Hoje, vivemos em um mundo cujos deuses são distantes da Natureza: adoramos o consumismo, o crescimento econômico a todo custo e a razão fria e crua que disseca e explora a tudo pelo prazer e suposto progresso da raça humana. Desse modo, vamos cada vez mais nos esquecendo de onde viemos e dos elementos que nutrem nosso corpo e nossa alma.

Vivemos em uma época onde as últimas florestas estão sendo invadidas e os últimos recursos sugados e contaminados. Nós, denominados bruxas e bruxos, estamos no decorrer dos tempos a lutar contra isso e a tornar vivo o arquétipo da Grande Mãe. Nos chamam de bruxas e de bruxos porque sentimos o chamado, esse mesmo chamado que nos instiga a conhecer os mistérios ocultos na natureza, e a desenvolver extremo respeito por ela. No final, sabemos que esses mistérios são muito simples e acessíveis a todos.
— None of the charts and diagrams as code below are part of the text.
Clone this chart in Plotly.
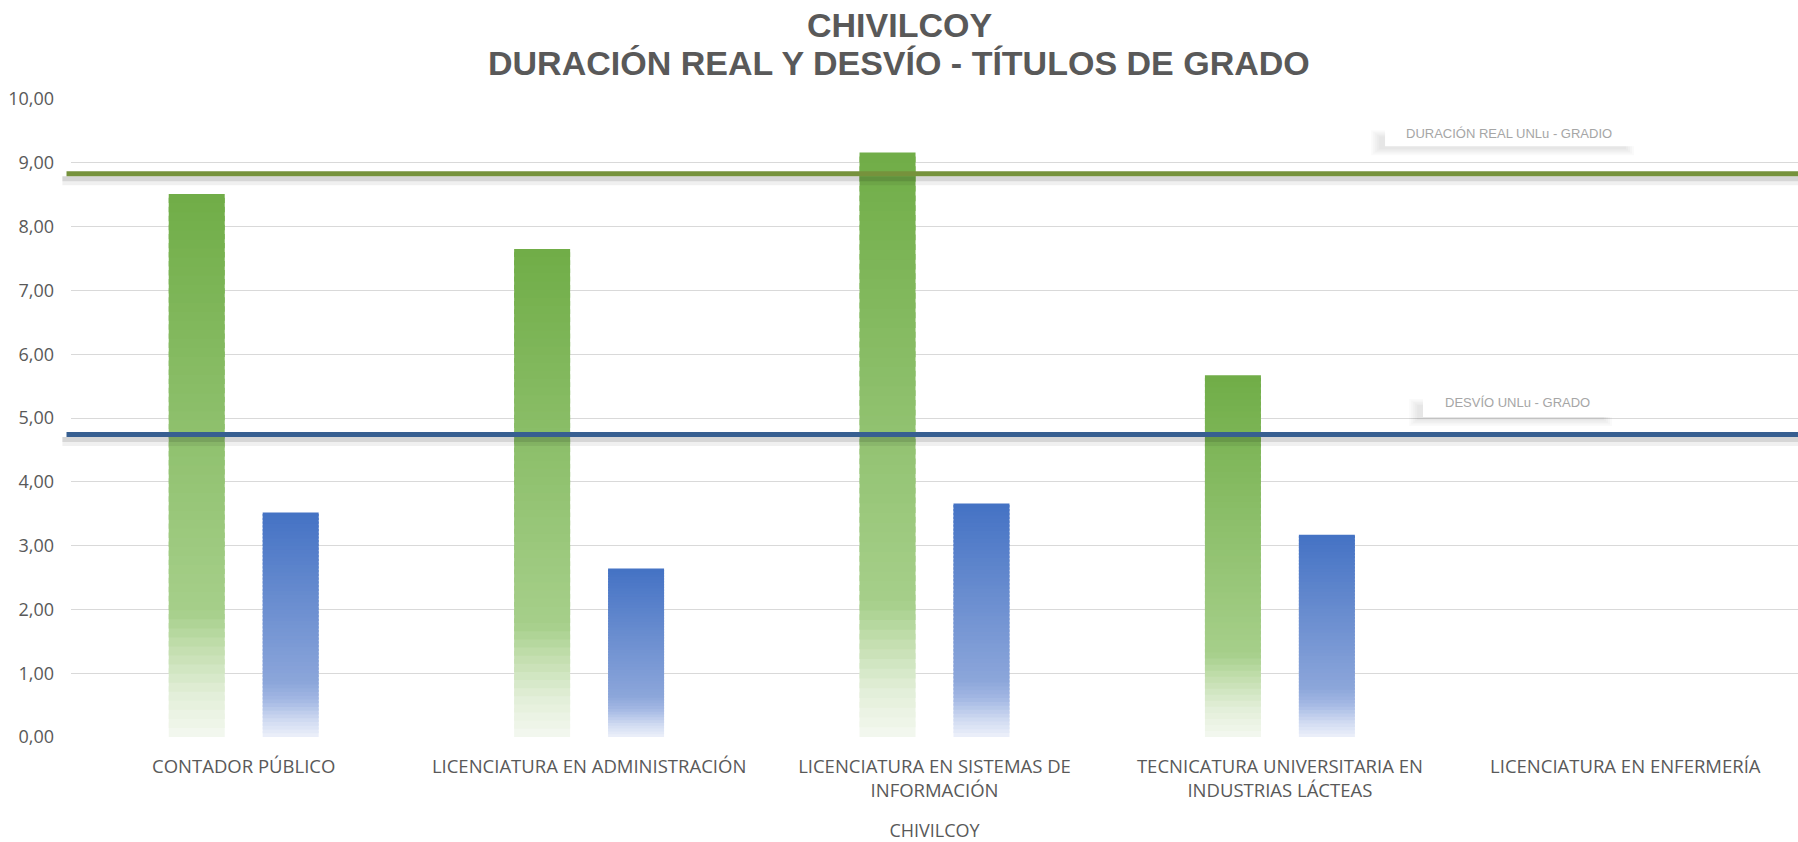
import plotly.graph_objects as go

# ---- data -------------------------------------------------------------
categorias = [
    "CONTADOR PÚBLICO",
    "LICENCIATURA EN ADMINISTRACIÓN",
    "LICENCIATURA EN SISTEMAS DE<br>INFORMACIÓN",
    "TECNICATURA UNIVERSITARIA EN<br>INDUSTRIAS LÁCTEAS",
    "LICENCIATURA EN ENFERMERÍA",
]
duracion_real = [8.51, 7.65, 9.16, 5.67, None]
desvio = [3.52, 2.64, 3.66, 3.17, None]

duracion_unlu = 8.83   # DURACIÓN REAL UNLu - GRADO
desvio_unlu = 4.74     # DESVÍO UNLu - GRADO

y_ticks = [0, 1, 2, 3, 4, 5, 6, 7, 8, 9, 10]

# ---- styling ------------------------------------------------------------
W, H = 1798, 842
M_L, M_R, M_T, M_B = 71, 0, 99, 105
TEXT = "#595959"
FONT = "Open Sans, Noto Sans, sans-serif"

# vertical gradients (fraction of bar height -> rgb)
GRAD_VERDE = [(0.0, (244, 248, 240)), (0.08, (226, 238, 216)), (0.16, (196, 223, 176)),
              (0.23, (166, 207, 138)), (1.0, (112, 173, 71))]
GRAD_AZUL = [(0.0, (237, 241, 250)), (0.08, (205, 216, 240)), (0.16, (165, 185, 228)),
             (0.24, (140, 166, 218)), (1.0, (68, 114, 196))]
N_PASOS = 60
SOLAPE = 0.6  # each strip overlaps the next one to hide seams


def color_en(grad, t):
    for (t0, c0), (t1, c1) in zip(grad[:-1], grad[1:]):
        if t <= t1:
            f = (t - t0) / (t1 - t0)
            r, g, b = (round(a + (b_ - a) * f) for a, b_ in zip(c0, c1))
            return f"rgb({r},{g},{b})"
    r, g, b = grad[-1][1]
    return f"rgb({r},{g},{b})"


fig = go.Figure()


def barras_degradadas(valores, grad, grupo, nombre):
    # each bar is built from thin horizontal strips, bottom to top,
    # whose colours follow a vertical gradient
    for k in range(1, N_PASOS + 1):
        paso = 1 / N_PASOS
        base = [None if v is None else v * (k - 1) * paso for v in valores]
        if k < N_PASOS:
            alto = [None if v is None else v * paso * (1 + SOLAPE) for v in valores]
        else:
            alto = [None if v is None else v - v * (k - 1) * paso for v in valores]
        fig.add_trace(go.Bar(
            x=categorias,
            y=alto,
            base=base,
            offsetgroup=grupo,
            marker=dict(color=color_en(grad, (k - 0.5) * paso), line=dict(width=0)),
            name=nombre,
            showlegend=False,
            hoverinfo="skip",
        ))


barras_degradadas(duracion_real, GRAD_VERDE, "dur", "DURACIÓN REAL")
barras_degradadas(desvio, GRAD_AZUL, "des", "DESVÍO")

shapes = []


def linea_referencia(valor, color):
    # soft shadow under the line
    shapes.append(dict(type="rect", xref="paper", x0=-0.005, x1=1.0,
                       yref="y", ysizemode="pixel", yanchor=valor, y0=-2.5, y1=-7.5,
                       fillcolor="rgba(0,0,0,0.16)", line=dict(width=0)))
    shapes.append(dict(type="rect", xref="paper", x0=-0.005, x1=1.0,
                       yref="y", ysizemode="pixel", yanchor=valor, y0=-7.5, y1=-11.5,
                       fillcolor="rgba(0,0,0,0.06)", line=dict(width=0)))
    shapes.append(dict(type="rect", xref="paper", x0=-0.0026, x1=1.0,
                       yref="y", ysizemode="pixel", yanchor=valor, y0=-2.5, y1=2.5,
                       fillcolor=color, line=dict(width=0)))


linea_referencia(duracion_unlu, "rgb(118,146,60)")
linea_referencia(desvio_unlu, "rgb(55,95,145)")


def etiqueta(texto, valor, xc, dy, x_izq, x_der, alto):
    # label box with a soft, blurred drop shadow (down and to the left)
    y_bot, y_top = dy - alto / 2, dy + alto / 2
    for i in range(5):
        shapes.append(dict(type="rect", xref="paper", xsizemode="pixel", xanchor=xc,
                           x0=x_izq - 14 + i * 2, x1=x_der - 6 - i * 2,
                           yref="y", ysizemode="pixel", yanchor=valor,
                           y0=y_bot - 9 + i * 1.5, y1=y_top - 10 - i * 1.5,
                           fillcolor="rgba(0,0,0,0.018)", line=dict(width=0)))
    shapes.append(dict(type="rect", xref="paper", xsizemode="pixel", xanchor=xc,
                       x0=x_izq, x1=x_der,
                       yref="y", ysizemode="pixel", yanchor=valor,
                       y0=y_bot, y1=y_top,
                       fillcolor="white", line=dict(width=0)))
    return dict(text=texto, xref="paper", x=xc, yref="y", y=valor, yshift=dy,
                showarrow=False, xanchor="center", yanchor="middle",
                font=dict(family="Liberation Sans, Arial", size=13, color="#A6A6A6"))


anotaciones = [
    etiqueta("DURACIÓN REAL UNLu - GRADIO", duracion_unlu, 0.8327, 40.5, -124, 131, 26),
    etiqueta("DESVÍO UNLu - GRADO", desvio_unlu, 0.8373, 31.6, -94, 101, 28),
]

titulo_font = dict(family="Liberation Sans, Arial", size=34, color=TEXT)
alto_plot = H - M_T - M_B
for texto, py in [("<b>CHIVILCOY</b>", 25), ("<b>DURACIÓN REAL Y DESVÍO - TÍTULOS DE GRADO</b>", 63)]:
    anotaciones.append(dict(text=texto, xref="paper", x=(W / 2 - M_L) / (W - M_L - M_R),
                            yref="paper", y=(H - M_B - py) / alto_plot,
                            showarrow=False, xanchor="center", yanchor="middle",
                            font=titulo_font))

fig.update_layout(
    width=W, height=H,
    margin=dict(l=M_L, r=M_R, t=M_T, b=M_B, autoexpand=False),
    paper_bgcolor="white", plot_bgcolor="white",
    barmode="group", bargap=0.456, bargroupgap=0.404,
    separators=",.",
    shapes=shapes,
    annotations=anotaciones,
    showlegend=False,
    font=dict(family=FONT, color=TEXT),
)

fig.update_yaxes(
    range=[0, 10], tickvals=y_ticks, tickformat=".2f",
    showgrid=True, gridcolor="#D9D9D9", gridwidth=1.3,
    zeroline=False, showline=False, ticks="",
    ticklabelstandoff=16,
    tickfont=dict(family=FONT, size=18, color=TEXT),
    automargin=False,
)
fig.update_xaxes(
    type="category", categoryorder="array", categoryarray=categorias,
    showgrid=False, zeroline=False, showline=False, ticks="",
    ticklabelstandoff=16,
    tickfont=dict(family=FONT, size=18.5, color=TEXT),
    title=dict(text="CHIVILCOY", standoff=28,
               font=dict(family=FONT, size=18, color=TEXT)),
    automargin=False,
)

fig.write_html("out.html")
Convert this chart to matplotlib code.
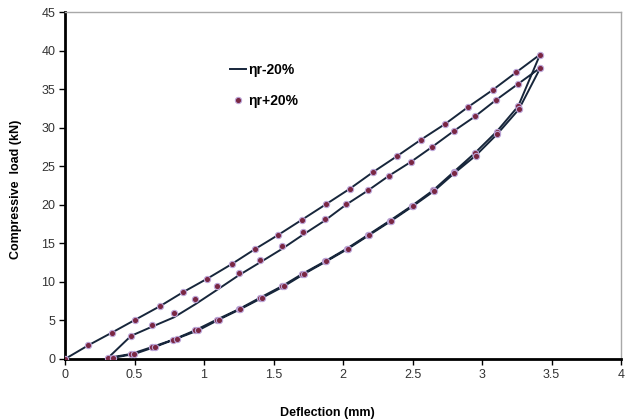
import matplotlib
matplotlib.use("Agg")
import matplotlib.pyplot as plt
import numpy as np

plt.rcParams['font.family'] = ['Liberation Sans', 'DejaVu Sans']

# deflection (mm) for each branch of the two load cycles
load1_x = [0, 0.168, 0.338, 0.507, 0.682, 0.852, 1.025, 1.198, 1.366, 1.534, 1.703,
           1.875, 2.048, 2.216, 2.387, 2.56, 2.735, 2.90, 3.076, 3.246, 3.417]
unload1_x = [3.26, 3.105, 2.95, 2.795, 2.649, 2.493, 2.337, 2.18, 2.025, 1.868,
             1.707, 1.56, 1.40, 1.249, 1.092, 0.937, 0.78, 0.627, 0.475, 0.31]
load2_x = [0.475, 0.627, 0.783, 0.937, 1.092, 1.249, 1.40, 1.558, 1.71, 1.868,
           2.02, 2.18, 2.33, 2.486, 2.642, 2.796, 2.95, 3.10, 3.26, 3.42]
unload2_x = [3.265, 3.11, 2.955, 2.80, 2.655, 2.50, 2.345, 2.19, 2.036, 1.878,
             1.72, 1.575, 1.416, 1.26, 1.107, 0.96, 0.804, 0.646, 0.499, 0.343]

# compressive load (kN), eta_r -20% (line)
minus_load1 = [0, 1.78, 3.43, 5.11, 6.84, 8.70, 10.44, 12.3, 14.25, 16.1, 18.05,
               20.05, 22.08, 24.25, 26.3, 28.45, 30.5, 32.7, 34.9, 37.2, 39.5]
minus_unload1 = [32.8, 29.5, 26.75, 24.25, 21.9, 19.85, 17.95, 16.1, 14.3, 12.65,
                 11.04, 9.44, 7.92, 6.45, 5.11, 3.73, 2.52, 1.56, 0.65, 0.15]
minus_load2 = [3.0, 4.2, 5.4, 7.1, 8.95, 10.85, 12.5, 14.25, 16.1, 17.95,
               20.0, 21.87, 23.77, 25.55, 27.53, 29.57, 31.48, 33.6, 35.7, 37.8]
minus_unload2 = [32.4, 29.2, 26.4, 24.1, 21.8, 19.8, 17.9, 16.1, 14.3, 12.65,
                 11.04, 9.44, 7.92, 6.45, 5.11, 3.73, 2.65, 1.56, 0.65, 0.15]

# compressive load (kN), eta_r +20% (dots)
plus_load1 = minus_load1
plus_unload1 = minus_unload1
plus_load2 = [3.04, 4.38, 6.02, 7.75, 9.44, 11.17, 12.9, 14.64, 16.5, 18.14,
              20.05, 21.87, 23.77, 25.55, 27.53, 29.57, 31.48, 33.6, 35.7, 37.8]
plus_unload2 = minus_unload2

xs = load1_x + unload1_x + load2_x + unload2_x
y_minus = minus_load1 + minus_unload1 + minus_load2 + minus_unload2
y_plus = plus_load1 + plus_unload1 + plus_load2 + plus_unload2

fig = plt.figure(figsize=(6.28, 4.19), dpi=100)
ax = fig.add_axes([0.1035, 0.1432, 0.8855, 0.8278])

ax.plot(xs, y_minus, '-', color='#17263b', lw=1.4, label='ηr-20%', zorder=2)
ax.plot(xs, y_plus, 'o', ls='none', ms=4.5, mfc='#7a2743', mec='#bca6d8',
        mew=0.8, label='ηr+20%', zorder=3)

ax.set_xlim(0, 4)
ax.set_ylim(0, 45)
ax.set_xticks(np.arange(0, 4.01, 0.5))
ax.set_xticklabels(['0', '0.5', '1', '1.5', '2', '2.5', '3', '3.5', '4'])
ax.set_yticks(np.arange(0, 46, 5))

for side in ['left', 'bottom']:
    ax.spines[side].set_linewidth(2)
    ax.spines[side].set_color('black')
for side in ['top', 'right']:
    ax.spines[side].set_linewidth(1)
    ax.spines[side].set_color('#a8a8a8')

ax.tick_params(direction='out', length=4, width=1, labelsize=9,
               labelcolor='#333333', color='black', pad=3)

ax.set_xlabel('Deflection (mm)', fontsize=9, fontweight='bold')
ax.xaxis.set_label_coords(0.472, -0.138)
ax.set_ylabel('Compressive  load (kN)', fontsize=9, fontweight='bold')
ax.yaxis.set_label_coords(-0.077, 0.49)

leg = ax.legend(loc='upper left', bbox_to_anchor=(0.275, 0.89), frameon=False,
                handlelength=1.1, handletextpad=0.2, labelspacing=1.25,
                prop={'weight': 'bold', 'size': 10})

fig.savefig('out.png', dpi=100)
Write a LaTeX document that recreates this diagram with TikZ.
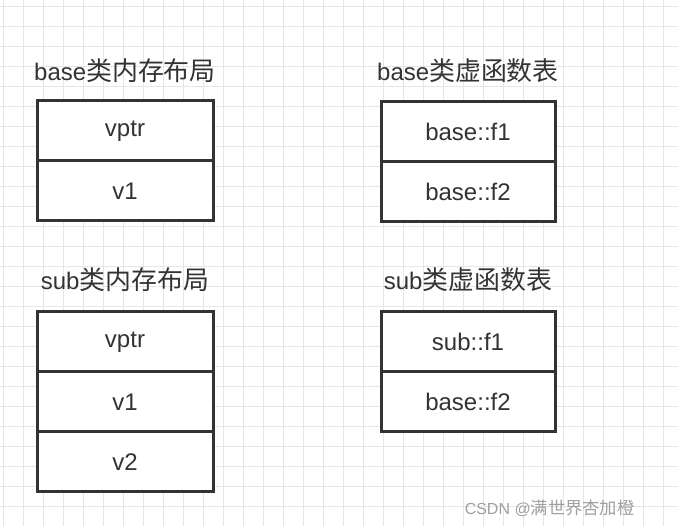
\documentclass[tikz,border=0pt]{standalone}
\usepackage{fontspec}
\setmainfont{Liberation Sans}
\newfontfamily\cjk[Scale=1.08]{Noto Sans CJK SC}
\usetikzlibrary{positioning}
\definecolor{ink}{HTML}{333333}
\definecolor{gridgray}{HTML}{E6E6E6}
\tikzset{
  cell/.style={draw=ink, line width=3pt, outer sep=0pt, fill=white,
    minimum width=176pt, minimum height=60pt, text=ink,
    font=\fontsize{24}{28}\selectfont},
  title/.style={text=ink, font=\fontsize{24}{28}\selectfont},
}
\begin{document}
\begin{tikzpicture}[x=1pt,y=-1pt]
  \useasboundingbox (0,0) rectangle (678,526);

  % 网格
  \foreach \x in {3,23,...,663}
    \draw[gridgray, line width=1pt] (\x,0) -- (\x,526);
  \foreach \y in {7,27,...,527}
    \draw[gridgray, line width=1pt] (0,\y) -- (678,\y);

  % base类内存布局
  \node[title] (baseMem) at (125,71) {base{\cjk 类内存布局}};
  \node[cell] (baseVptr) at (125,131) {vptr};
  \node[cell, below=0pt of baseVptr] (baseV1) {v1};

  % base类虚函数表
  \node[title] (baseTab) at (468,71) {base{\cjk 类虚函数表}};
  \node[cell, minimum width=174pt] (baseF1) at (468,132) {base::f1};
  \node[cell, minimum width=174pt, below=0pt of baseF1] (baseF2) {base::f2};

  % sub类内存布局
  \node[title] (subMem) at (125,280) {sub{\cjk 类内存布局}};
  \node[cell] (subVptr) at (125,342) {vptr};
  \node[cell, below=0pt of subVptr] (subV1) {v1};
  \node[cell, below=0pt of subV1] (subV2) {v2};

  % sub类虚函数表
  \node[title] (subTab) at (468,280) {sub{\cjk 类虚函数表}};
  \node[cell, minimum width=174pt] (subF1) at (468,342) {sub::f1};
  \node[cell, minimum width=174pt, below=0pt of subF1] (subF2) {base::f2};

  % 水印
  \node[anchor=east, text=gray!75, font=\fontsize{16}{19}\selectfont] (mark)
    at (638,508) {CSDN @{\cjk 满世界杏加橙}};
\end{tikzpicture}
\end{document}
A serpente vem como um símbolo de renovação: uroboros, o simbolo alquímico é necessário em nossos tempos. A transformação alquímica não é aquela que traz ouro material, mas sim a riqueza interna e espiritual, que traz junto dela cura para o planeta e para a humanidade, e também revela os mistérios antigos que ainda vivem dentro de cada ser desse planeta.